The cause of this decline was primarily exposure to lead caused by ammunition fragments in carcasses they eat. This and other threats such as thin-shelled eggs — the same condition that caused the rapid decrease in the number of bald eagles and peregrine falcons nearly made them a memory. When birds ingest prey contaminated by DDE, a metabolite of DDT, it prevents normal calcium deposition during eggshell formation, resulting in thin-shelled eggs which became susceptible to breakage during incubation.

At the time, a lot of ornithologists thought the condor would follow in the footsteps of the passenger pigeon and go extinct. Biologist and many others hoped that by raising condors in captivity and later releasing them into the wild, they could give this species a second chance. Thankfully, as time went on, the captive condor program worked and now produced as many as 20 chicks a year, which is amazing since female condors only lay one egg per nesting attempt every 1 to 2 years.

Through the tireless work of dedicated naturalist, the total world population of California condors increased to 446 as of 2016 with a wild population of 276 and a captive population 170, which continue to produce chicks.
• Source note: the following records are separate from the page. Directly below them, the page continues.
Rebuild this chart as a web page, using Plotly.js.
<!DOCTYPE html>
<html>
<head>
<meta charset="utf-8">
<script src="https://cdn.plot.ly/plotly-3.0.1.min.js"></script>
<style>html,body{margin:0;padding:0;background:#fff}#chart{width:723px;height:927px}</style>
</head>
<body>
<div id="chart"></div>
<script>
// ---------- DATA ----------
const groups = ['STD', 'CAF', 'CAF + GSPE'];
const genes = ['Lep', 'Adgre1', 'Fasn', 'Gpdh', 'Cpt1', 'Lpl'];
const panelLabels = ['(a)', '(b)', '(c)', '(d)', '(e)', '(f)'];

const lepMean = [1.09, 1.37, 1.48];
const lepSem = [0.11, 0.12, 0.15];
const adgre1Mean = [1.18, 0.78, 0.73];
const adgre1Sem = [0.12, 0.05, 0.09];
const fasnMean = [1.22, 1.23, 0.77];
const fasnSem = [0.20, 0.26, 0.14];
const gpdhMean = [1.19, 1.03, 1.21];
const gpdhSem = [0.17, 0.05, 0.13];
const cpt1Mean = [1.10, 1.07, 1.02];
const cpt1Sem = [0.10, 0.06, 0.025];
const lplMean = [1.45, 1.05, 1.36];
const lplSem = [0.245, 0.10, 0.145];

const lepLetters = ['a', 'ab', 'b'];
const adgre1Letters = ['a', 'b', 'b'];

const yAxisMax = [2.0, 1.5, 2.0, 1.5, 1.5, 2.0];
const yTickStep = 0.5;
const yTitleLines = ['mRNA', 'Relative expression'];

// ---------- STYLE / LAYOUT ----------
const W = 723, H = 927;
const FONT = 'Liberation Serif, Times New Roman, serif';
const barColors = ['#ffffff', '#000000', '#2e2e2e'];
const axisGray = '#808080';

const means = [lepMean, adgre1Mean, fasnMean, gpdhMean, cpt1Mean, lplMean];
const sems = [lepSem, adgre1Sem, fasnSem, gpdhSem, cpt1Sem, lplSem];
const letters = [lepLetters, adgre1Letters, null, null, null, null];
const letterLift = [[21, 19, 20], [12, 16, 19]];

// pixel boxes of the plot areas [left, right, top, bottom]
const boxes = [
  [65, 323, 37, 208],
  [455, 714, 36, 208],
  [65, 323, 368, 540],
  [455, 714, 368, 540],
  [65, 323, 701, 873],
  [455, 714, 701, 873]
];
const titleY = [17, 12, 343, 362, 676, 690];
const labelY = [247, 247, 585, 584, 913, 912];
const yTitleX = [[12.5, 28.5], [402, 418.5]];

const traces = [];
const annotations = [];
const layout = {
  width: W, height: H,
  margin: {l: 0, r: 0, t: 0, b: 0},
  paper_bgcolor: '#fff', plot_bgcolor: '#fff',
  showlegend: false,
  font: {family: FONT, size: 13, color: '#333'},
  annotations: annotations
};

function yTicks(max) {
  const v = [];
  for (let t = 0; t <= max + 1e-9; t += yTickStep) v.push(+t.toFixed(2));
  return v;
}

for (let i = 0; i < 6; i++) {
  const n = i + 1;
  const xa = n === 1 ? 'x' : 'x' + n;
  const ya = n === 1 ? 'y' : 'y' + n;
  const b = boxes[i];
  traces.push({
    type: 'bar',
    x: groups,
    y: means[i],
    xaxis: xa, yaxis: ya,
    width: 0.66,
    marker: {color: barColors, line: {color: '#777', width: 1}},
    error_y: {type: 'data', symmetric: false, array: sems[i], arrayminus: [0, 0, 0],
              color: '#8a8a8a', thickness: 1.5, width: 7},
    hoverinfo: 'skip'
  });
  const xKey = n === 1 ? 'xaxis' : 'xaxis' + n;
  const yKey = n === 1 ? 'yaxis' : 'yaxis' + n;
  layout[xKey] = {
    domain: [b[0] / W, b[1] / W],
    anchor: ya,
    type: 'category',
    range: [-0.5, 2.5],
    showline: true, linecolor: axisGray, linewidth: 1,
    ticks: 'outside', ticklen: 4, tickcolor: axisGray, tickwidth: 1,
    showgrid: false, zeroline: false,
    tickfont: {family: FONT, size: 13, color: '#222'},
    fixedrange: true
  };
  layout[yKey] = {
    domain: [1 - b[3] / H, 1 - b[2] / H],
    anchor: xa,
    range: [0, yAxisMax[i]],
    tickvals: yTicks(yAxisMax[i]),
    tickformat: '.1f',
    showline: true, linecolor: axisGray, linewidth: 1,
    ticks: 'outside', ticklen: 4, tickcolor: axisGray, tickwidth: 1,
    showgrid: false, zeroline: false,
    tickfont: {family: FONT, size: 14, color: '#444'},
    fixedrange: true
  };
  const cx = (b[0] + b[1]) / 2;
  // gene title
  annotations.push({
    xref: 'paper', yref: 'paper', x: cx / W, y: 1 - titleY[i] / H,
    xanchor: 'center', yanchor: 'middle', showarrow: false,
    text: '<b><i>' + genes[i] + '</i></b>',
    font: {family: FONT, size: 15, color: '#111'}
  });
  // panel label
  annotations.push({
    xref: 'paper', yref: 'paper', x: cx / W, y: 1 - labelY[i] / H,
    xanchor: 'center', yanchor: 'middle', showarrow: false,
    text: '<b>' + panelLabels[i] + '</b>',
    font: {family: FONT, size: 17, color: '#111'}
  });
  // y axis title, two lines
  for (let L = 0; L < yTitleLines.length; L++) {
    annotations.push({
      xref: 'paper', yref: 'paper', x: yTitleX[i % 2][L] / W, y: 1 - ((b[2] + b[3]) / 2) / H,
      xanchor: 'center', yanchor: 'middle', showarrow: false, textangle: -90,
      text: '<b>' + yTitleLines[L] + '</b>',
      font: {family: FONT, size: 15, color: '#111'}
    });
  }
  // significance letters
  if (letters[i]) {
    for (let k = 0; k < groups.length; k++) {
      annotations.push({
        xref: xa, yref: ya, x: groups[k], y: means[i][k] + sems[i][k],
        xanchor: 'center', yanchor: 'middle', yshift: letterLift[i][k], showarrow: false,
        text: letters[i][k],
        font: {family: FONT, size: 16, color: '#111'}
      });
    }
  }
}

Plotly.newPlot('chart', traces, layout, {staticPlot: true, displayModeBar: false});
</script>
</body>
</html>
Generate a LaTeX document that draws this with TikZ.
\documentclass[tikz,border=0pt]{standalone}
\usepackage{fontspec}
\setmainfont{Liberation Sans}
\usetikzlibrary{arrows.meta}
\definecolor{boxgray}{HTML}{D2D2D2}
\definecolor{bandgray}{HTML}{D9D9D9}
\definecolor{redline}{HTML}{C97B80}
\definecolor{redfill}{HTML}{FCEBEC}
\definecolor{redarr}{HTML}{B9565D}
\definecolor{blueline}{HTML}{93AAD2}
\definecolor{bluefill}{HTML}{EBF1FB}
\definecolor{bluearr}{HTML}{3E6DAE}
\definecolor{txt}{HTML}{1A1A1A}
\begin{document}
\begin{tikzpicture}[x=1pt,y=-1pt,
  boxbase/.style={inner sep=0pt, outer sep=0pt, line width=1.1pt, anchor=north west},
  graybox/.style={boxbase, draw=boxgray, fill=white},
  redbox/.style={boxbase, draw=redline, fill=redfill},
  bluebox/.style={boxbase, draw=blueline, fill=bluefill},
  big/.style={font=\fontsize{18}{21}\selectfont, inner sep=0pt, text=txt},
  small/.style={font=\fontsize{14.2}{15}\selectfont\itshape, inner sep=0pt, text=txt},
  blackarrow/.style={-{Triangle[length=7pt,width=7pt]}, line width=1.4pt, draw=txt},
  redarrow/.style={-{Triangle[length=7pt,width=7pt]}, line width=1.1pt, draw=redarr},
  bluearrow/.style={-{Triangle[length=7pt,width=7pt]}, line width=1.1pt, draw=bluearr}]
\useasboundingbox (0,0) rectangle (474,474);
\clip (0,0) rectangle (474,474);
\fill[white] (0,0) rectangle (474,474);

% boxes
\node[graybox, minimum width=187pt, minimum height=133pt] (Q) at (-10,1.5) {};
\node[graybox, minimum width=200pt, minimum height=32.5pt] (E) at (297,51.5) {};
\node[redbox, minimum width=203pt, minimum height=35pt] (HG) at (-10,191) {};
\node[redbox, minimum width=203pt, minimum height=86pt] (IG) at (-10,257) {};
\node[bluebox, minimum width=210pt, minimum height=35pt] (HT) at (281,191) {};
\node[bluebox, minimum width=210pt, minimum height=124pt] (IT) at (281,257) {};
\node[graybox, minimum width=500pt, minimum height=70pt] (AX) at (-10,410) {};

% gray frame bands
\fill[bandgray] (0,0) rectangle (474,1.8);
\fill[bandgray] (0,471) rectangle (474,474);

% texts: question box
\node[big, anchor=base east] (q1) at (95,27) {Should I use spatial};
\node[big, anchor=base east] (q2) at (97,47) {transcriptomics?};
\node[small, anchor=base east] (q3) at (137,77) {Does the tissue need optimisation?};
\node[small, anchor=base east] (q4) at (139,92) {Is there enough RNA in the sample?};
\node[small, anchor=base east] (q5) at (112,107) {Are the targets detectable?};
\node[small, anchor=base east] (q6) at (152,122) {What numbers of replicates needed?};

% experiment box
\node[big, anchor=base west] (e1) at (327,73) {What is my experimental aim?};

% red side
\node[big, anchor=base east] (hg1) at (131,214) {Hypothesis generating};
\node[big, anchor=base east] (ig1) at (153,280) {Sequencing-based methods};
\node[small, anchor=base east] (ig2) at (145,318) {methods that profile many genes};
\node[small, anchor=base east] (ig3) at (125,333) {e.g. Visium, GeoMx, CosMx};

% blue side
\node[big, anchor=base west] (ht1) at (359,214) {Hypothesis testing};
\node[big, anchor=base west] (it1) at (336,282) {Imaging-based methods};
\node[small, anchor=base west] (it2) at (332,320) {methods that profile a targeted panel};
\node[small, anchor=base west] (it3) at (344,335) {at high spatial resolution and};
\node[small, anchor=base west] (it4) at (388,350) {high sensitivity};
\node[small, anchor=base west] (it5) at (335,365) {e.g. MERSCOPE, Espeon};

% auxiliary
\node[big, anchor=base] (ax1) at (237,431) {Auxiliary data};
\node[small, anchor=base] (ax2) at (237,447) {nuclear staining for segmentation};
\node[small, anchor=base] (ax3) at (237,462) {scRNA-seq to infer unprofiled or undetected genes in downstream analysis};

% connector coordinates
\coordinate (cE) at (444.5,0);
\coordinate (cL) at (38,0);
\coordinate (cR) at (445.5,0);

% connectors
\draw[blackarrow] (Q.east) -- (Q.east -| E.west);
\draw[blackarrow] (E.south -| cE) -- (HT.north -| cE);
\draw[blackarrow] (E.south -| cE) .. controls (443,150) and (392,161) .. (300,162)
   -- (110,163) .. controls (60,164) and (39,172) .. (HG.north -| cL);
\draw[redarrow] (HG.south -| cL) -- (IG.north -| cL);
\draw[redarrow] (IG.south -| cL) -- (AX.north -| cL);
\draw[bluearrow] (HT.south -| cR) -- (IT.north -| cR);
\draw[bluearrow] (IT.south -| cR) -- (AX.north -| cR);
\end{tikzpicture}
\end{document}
One-hundred sixty-six live wild in Central and Southern California, 76 call Arizona and Utah their home and 34 are thriving in Baja California.

According to the Pinnacles National Park website the park currently co-manages 86 wild condors with the Ventana Wildlife Society. The Pinnacles condors have commingled with the condors in the Big Sur and have effectively become one Central California flock. These birds do not migrate, but their territory has been expanding over the years. They’ve been seen as far north as Livermore in the Bay Area and as far south as Santa Barbara County. I have seen them flying over the Point Buchon trail near Montana de Oro State Park, recognizable by numbered tags on their wings.

Condors have a mysterious ability to find thermals or spirals of the wind which can carry them thousands of feet into the sky without a single flap of their enormous wings. When the weather turns cold, these birds raise their neck feathers like a turtleneck sweater to keep warm. Believe it or not, if it gets too hot, condors and other vultures will urinate on one of their legs. As the water in the urine evaporates like a swamp cooler, it cools the blood circulating in the leg, which drops the condor’s body temperature. Needless to say, because of this type of cooling and since they eat carrion, condors bathe frequently. It’s believed that condors can live to be 60 years old. However, none of the condors now alive are older than 40.

While at Pinnacles National Park in April, I took photographs of Condor 606 harassed by a peregrine falcon. According to the park’s website "606 is male with a past link to the Central Coast and was laid by Big Sur condors 168 and 208. Due to research conducted at the time, his egg was swapped with a zoo-laid egg and hatched at the Los Angeles Zoo on April 22, 2011. After being released on Jan. 29, 2013, he made the condor biologists' job stress-free by safely perching in a tree and finding food on his first day. He has quickly integrated into the flock since then, making regular flights to and from Pinnacles and Big Sur."

John Lindsey is Pacific Gas and Electric Co.’s Diablo Canyon Power Plant marine meteorologist and a media relations representative.